KOLLAR v. ALLSTATE INSURANCE COMPANY

United States District Court, District of Connecticut (2017)

Facts

Issue

Holding — Bolden, J.

Rule

Reasoning

Deep Dive: How the Court Reached Its Decision

Court's Overview of Kollar's Allegations

The court began by summarizing Mr. Kollar's allegations against Allstate Insurance Company and Allstate Financial Services, LLC. Kollar claimed that his agency was wrongfully terminated in 2014 and that the defendants interfered with a life insurance application submitted for his wife. He further alleged that Allstate misrepresented his production performance to the Financial Industry Regulatory Authority (FINRA) and engaged in actions that led to the loss of his agency's value. He brought five claims: breach of contract, breach of the implied covenant of good faith and fair dealing, violation of the Connecticut Unfair Trade Practices Act (CUTPA), tortious interference with business expectancy, and negligent misrepresentation. The defendants moved to dismiss all counts, arguing that Kollar's claims were insufficiently pled and that the actions he complained about were permissible under the contract.

Legal Standards for Motion to Dismiss

The court explained the legal standards applicable to a motion to dismiss under Federal Rule of Civil Procedure 12(b)(6). It noted that the court must accept all factual allegations in the complaint as true and draw all reasonable inferences in favor of the plaintiff. However, it emphasized that a complaint must state a plausible claim for relief, moving beyond mere legal conclusions or formulaic recitations of the elements of a cause of action. The court referenced the "plausibility standard" established by the U.S. Supreme Court in Ashcroft v. Iqbal and Bell Atlantic Corp. v. Twombly, which requires detailed factual allegations to support the claims. The court would evaluate whether Kollar's claims met this standard.

Breach of Contract Claim

In addressing Kollar's breach of contract claim, the court found that he failed to identify specific contractual obligations that had been violated. The court noted that the contract expressly provided Allstate with broad discretionary powers over various business matters, including the acceptance of applications and termination of agents. Kollar's allegations centered on actions taken by Allstate that were permitted by the contract, and he did not present a clear breach of any specific term. The court concluded that Kollar's claim was better characterized as a breach of the implied covenant of good faith and fair dealing rather than a breach of contract itself, as he focused on Allstate's alleged bad faith rather than specific contractual terms. Therefore, the court dismissed the breach of contract claim.

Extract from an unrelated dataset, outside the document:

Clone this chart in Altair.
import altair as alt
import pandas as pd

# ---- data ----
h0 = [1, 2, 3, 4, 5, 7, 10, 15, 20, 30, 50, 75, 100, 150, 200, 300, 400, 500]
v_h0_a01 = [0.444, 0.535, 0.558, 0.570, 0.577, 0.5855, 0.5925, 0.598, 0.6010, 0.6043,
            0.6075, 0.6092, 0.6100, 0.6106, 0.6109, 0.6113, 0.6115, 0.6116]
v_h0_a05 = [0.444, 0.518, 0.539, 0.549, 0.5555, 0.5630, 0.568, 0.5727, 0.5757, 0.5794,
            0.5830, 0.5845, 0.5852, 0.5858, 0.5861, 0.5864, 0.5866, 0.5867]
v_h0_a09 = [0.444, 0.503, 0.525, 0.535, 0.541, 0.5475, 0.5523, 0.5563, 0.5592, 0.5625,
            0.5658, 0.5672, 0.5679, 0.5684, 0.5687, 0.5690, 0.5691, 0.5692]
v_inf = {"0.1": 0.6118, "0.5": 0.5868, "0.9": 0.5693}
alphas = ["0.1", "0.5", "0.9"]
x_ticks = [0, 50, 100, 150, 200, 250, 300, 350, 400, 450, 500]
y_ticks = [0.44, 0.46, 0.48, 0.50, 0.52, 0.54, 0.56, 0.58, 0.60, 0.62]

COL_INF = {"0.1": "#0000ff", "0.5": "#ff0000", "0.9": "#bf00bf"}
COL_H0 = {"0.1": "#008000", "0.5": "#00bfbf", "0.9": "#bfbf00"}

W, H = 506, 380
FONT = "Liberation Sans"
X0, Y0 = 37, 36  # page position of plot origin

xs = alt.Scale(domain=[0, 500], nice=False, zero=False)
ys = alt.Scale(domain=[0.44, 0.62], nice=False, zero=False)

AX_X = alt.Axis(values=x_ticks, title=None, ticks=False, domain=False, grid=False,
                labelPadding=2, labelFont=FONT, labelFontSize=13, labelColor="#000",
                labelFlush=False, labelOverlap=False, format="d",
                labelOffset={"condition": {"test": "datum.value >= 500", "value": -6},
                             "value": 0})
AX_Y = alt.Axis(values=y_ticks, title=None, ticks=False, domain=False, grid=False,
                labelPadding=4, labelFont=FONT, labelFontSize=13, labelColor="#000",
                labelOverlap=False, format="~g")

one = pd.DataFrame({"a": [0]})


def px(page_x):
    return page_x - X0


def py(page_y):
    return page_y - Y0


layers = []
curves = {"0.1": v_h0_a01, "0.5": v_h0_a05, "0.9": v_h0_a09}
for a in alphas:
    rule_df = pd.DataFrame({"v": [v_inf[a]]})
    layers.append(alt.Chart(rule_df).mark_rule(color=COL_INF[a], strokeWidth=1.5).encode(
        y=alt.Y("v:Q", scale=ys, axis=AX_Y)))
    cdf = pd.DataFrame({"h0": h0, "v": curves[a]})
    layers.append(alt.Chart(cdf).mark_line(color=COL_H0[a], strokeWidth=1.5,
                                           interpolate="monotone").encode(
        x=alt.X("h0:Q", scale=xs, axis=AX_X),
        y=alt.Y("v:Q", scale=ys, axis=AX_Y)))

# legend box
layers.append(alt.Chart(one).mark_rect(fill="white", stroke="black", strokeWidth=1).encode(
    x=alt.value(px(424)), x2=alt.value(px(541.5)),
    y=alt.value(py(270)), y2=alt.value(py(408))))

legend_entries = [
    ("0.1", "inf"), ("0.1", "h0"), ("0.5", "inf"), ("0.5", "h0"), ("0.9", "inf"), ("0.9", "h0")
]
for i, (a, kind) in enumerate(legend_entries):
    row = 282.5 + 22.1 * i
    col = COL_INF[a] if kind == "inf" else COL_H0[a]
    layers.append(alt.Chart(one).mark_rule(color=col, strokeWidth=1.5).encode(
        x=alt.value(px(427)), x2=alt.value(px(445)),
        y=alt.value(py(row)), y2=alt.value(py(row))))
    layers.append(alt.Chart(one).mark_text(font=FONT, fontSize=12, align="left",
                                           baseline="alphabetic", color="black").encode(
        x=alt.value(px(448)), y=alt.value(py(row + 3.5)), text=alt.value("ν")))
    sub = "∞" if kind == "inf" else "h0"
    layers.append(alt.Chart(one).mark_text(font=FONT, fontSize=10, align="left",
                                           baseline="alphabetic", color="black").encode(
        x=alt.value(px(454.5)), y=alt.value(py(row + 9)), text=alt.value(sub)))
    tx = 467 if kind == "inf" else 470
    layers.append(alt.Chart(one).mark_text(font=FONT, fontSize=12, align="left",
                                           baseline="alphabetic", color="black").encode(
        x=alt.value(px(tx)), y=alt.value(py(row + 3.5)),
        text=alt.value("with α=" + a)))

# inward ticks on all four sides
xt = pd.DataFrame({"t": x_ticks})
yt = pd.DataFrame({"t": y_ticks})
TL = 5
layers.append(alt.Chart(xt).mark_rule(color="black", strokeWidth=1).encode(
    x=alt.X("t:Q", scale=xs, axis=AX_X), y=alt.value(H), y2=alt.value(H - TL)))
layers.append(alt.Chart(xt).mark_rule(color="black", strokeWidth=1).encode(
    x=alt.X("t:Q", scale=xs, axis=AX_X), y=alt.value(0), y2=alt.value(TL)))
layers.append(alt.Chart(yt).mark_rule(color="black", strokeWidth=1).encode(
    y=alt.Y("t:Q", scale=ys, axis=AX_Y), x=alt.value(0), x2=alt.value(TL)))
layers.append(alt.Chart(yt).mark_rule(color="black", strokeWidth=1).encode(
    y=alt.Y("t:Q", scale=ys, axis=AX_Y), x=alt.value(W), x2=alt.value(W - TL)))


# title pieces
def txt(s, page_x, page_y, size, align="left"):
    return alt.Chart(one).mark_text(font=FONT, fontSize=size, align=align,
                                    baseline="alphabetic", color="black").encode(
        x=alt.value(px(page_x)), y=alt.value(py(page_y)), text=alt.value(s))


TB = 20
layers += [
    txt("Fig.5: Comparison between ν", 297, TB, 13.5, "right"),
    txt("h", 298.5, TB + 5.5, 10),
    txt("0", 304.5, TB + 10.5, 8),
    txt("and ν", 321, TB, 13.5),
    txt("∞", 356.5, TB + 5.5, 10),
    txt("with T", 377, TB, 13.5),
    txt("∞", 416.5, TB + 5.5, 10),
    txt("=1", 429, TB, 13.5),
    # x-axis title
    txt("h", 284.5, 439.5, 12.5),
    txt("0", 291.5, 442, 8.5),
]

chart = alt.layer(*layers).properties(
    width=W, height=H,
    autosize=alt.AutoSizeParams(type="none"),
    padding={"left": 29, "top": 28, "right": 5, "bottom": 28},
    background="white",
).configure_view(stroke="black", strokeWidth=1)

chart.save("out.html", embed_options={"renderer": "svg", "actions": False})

Implied Covenant of Good Faith and Fair Dealing

The court then considered Kollar's claim for breach of the implied covenant of good faith and fair dealing. It reiterated that this covenant is implied in all contracts to ensure that neither party undermines the other’s ability to receive the benefits of the agreement. However, the court pointed out that the implied covenant does not apply when the actions taken by a party fall within the rights granted by the contract. Since Kollar's claims involved actions that were explicitly permitted by the contract, such as the denial of his wife’s insurance application and the refusal to approve the sale of his agency, the court found no basis for a breach of the implied covenant. Consequently, this claim was also dismissed.

Violation of CUTPA

The court addressed Kollar's CUTPA claim, which alleged that Allstate engaged in unfair or deceptive acts in the conduct of trade. The court acknowledged that for a CUTPA claim to succeed, the plaintiff must demonstrate substantial aggravating circumstances beyond mere contractual breaches. Kollar's allegations did not meet this threshold, as the actions he complained about were also permitted under the contract. The court noted that Kollar's complaint lacked specific allegations of unfair or deceptive acts that would satisfy CUTPA's requirements. As a result, the court dismissed the CUTPA claim for insufficient pleading.

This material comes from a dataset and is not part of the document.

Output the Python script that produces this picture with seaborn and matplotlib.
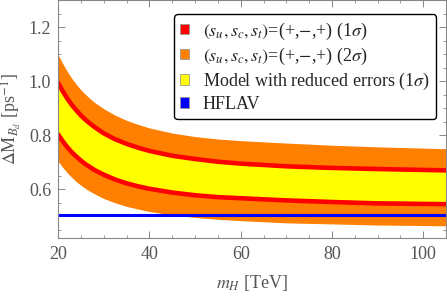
import numpy as np
import pandas as pd
import matplotlib
matplotlib.use("Agg")
import matplotlib.pyplot as plt
from matplotlib.patches import Patch
from matplotlib.ticker import MultipleLocator, FormatStrFormatter
import seaborn as sns

# values (m_H in TeV, Delta M_Bd in ps^-1)
m_H = [20, 21, 22, 23, 24, 25, 26, 27, 28, 30, 32.5, 35, 37.5, 40, 45, 50, 55, 60, 70, 80, 90, 105]
band2_upper = [1.098, 1.065, 1.036, 1.010, 0.988, 0.968, 0.951, 0.935, 0.921, 0.898, 0.874, 0.855,
               0.840, 0.827, 0.808, 0.795, 0.786, 0.780, 0.771, 0.763, 0.757, 0.750]
band1_upper = [0.994, 0.963, 0.936, 0.912, 0.892, 0.873, 0.857, 0.843, 0.830, 0.807, 0.785, 0.768,
               0.754, 0.742, 0.724, 0.712, 0.702, 0.695, 0.685, 0.679, 0.675, 0.670]
band1_lower = [0.803, 0.778, 0.756, 0.737, 0.721, 0.706, 0.693, 0.682, 0.671, 0.654, 0.636, 0.622,
               0.611, 0.602, 0.588, 0.578, 0.571, 0.567, 0.559, 0.553, 0.548, 0.545]
band2_lower = [0.704, 0.681, 0.661, 0.644, 0.628, 0.615, 0.603, 0.592, 0.583, 0.566, 0.550, 0.537,
               0.527, 0.518, 0.505, 0.496, 0.489, 0.484, 0.476, 0.472, 0.468, 0.465]
hflav = 0.5065

legend_labels = [
    r"$(s_u, s_c, s_t)$=(+,$-$,+) (1$\sigma$)",
    r"$(s_u, s_c, s_t)$=(+,$-$,+) (2$\sigma$)",
    r"Model with reduced errors (1$\sigma$)",
    "HFLAV",
]
colors = ["#ff0000", "#ff8000", "#ffff00", "#0000ff"]

df = pd.DataFrame({"m_H": m_H, "up2": band2_upper, "up1": band1_upper,
                   "lo1": band1_lower, "lo2": band2_lower})
lines = df.melt(id_vars="m_H", value_vars=["up1", "lo1"], var_name="edge", value_name="dM")

sns.set_theme(style="ticks")
plt.rcParams["font.family"] = "serif"
plt.rcParams["font.serif"] = ["Liberation Serif", "DejaVu Serif"]
plt.rcParams["mathtext.fontset"] = "stix"

fig = plt.figure(figsize=(4.47, 2.96), dpi=100)
ax = fig.add_axes([0.130, 0.196, 0.868, 0.804])

ax.fill_between(df["m_H"], df["lo2"], df["up2"], color=colors[1], lw=0)
ax.fill_between(df["m_H"], df["lo1"], df["up1"], color=colors[2], lw=0)
sns.lineplot(data=lines, x="m_H", y="dM", units="edge", estimator=None,
             color=colors[0], lw=3.3, ax=ax)
ax.axhline(hflav, color=colors[3], lw=2.2)

ax.set_xlim(20, 105)
ax.set_ylim(0.42, 1.30)
ax.xaxis.set_major_locator(MultipleLocator(20))
ax.xaxis.set_minor_locator(MultipleLocator(5))
ax.yaxis.set_major_locator(MultipleLocator(0.2))
ax.yaxis.set_minor_locator(MultipleLocator(0.05))
ax.yaxis.set_major_formatter(FormatStrFormatter("%.1f"))

grey = "#555555"
for s in ax.spines.values():
    s.set_color("#888888")
    s.set_linewidth(0.8)
ax.tick_params(which="both", direction="in", top=True, right=True,
               color="#888888", labelcolor=grey, labelsize=13)
ax.tick_params(axis="x", pad=6)
ax.tick_params(axis="y", pad=5)
ax.tick_params(which="major", length=5, width=0.7)
ax.tick_params(which="minor", length=2.5, width=0.6)

ax.set_xlabel(r"$m_H$ [TeV]", color=grey, fontsize=13, labelpad=7)
ax.set_ylabel(r"$\Delta$M$_{B_d}$ [ps$^{-1}$]", color=grey, fontsize=13, labelpad=4)

handles = [Patch(facecolor=c, edgecolor="#999999", lw=0.6) for c in colors]
leg = ax.legend(handles, legend_labels, loc="upper right", bbox_to_anchor=(0.975, 0.94),
                fontsize=13, frameon=True, fancybox=True, framealpha=1,
                handlelength=0.5, handleheight=0.5, handletextpad=0.75,
                labelspacing=0.22, borderpad=0.35, borderaxespad=0)
leg.get_frame().set_edgecolor("black")
leg.get_frame().set_linewidth(1.0)

fig.savefig("out.png", dpi=100)
plt.close(fig)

Tortious Interference with Business Expectancy

Kollar's claim for tortious interference was analyzed next. The court explained that to succeed in such a claim, a plaintiff must demonstrate a business relationship, intentional interference by the defendant, and actual loss resulting from the interference. The court found that because Kollar's alleged business expectancy stemmed solely from the contract with Allstate, and since the defendants were parties to that contract, they could not be held liable for tortious interference. The court concluded that Kollar's claim did not allege specific wrongful actions beyond the termination of the contract, which was permitted. Thus, this claim was also dismissed.

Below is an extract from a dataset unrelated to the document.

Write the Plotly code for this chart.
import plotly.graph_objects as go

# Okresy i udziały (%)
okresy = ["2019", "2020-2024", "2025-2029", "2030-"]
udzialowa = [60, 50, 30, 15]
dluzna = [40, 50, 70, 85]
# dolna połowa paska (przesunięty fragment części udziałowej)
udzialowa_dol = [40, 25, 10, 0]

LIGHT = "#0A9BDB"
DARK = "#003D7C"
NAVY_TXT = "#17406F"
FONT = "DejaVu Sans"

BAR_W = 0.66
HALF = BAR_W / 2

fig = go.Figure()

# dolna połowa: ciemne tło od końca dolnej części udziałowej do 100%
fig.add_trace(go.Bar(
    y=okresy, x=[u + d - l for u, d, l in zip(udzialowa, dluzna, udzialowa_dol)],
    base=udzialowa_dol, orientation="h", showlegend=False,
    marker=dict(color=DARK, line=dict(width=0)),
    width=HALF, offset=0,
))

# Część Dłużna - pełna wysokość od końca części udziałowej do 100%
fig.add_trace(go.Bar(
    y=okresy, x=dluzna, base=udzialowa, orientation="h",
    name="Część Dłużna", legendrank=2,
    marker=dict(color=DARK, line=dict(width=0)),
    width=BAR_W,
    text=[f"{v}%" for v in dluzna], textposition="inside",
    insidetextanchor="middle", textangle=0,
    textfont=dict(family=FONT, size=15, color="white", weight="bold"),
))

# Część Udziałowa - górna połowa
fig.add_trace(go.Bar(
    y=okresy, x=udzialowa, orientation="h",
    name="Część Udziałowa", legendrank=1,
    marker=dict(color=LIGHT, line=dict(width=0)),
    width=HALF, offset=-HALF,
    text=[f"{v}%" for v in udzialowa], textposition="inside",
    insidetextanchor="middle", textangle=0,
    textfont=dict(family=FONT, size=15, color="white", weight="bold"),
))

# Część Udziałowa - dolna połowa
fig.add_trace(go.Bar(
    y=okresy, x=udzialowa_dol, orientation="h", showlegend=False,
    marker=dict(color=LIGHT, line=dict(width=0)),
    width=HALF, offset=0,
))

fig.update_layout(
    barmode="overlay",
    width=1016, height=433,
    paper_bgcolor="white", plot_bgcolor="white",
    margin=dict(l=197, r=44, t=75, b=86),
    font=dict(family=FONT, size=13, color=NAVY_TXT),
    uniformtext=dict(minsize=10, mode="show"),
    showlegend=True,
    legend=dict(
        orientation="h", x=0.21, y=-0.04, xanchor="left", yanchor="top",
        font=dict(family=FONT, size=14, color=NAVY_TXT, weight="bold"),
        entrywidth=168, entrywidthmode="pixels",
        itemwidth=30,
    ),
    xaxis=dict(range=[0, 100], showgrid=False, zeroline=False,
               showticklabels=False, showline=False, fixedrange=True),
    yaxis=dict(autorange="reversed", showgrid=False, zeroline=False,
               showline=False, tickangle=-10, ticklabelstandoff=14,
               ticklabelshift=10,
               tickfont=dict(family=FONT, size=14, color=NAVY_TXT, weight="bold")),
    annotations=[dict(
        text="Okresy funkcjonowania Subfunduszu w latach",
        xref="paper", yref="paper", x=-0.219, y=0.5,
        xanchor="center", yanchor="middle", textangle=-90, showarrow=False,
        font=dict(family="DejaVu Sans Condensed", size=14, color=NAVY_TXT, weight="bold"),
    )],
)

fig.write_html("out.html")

Negligent Misrepresentation

Finally, the court evaluated Kollar's claim of negligent misrepresentation. To establish this claim, the plaintiff must show that he reasonably relied on a misrepresentation made by the defendant that was known or should have been known to be false. The court found that Kollar did not allege that he relied on any misrepresentation contained in the FINRA Form U-5 or that he had a special relationship with Allstate that would support such a claim. Since he failed to establish the reliance element, the court dismissed the negligent misrepresentation claim as well. Overall, the court granted the defendants' motion to dismiss all counts without prejudice, allowing Kollar the opportunity to amend his complaint within thirty days.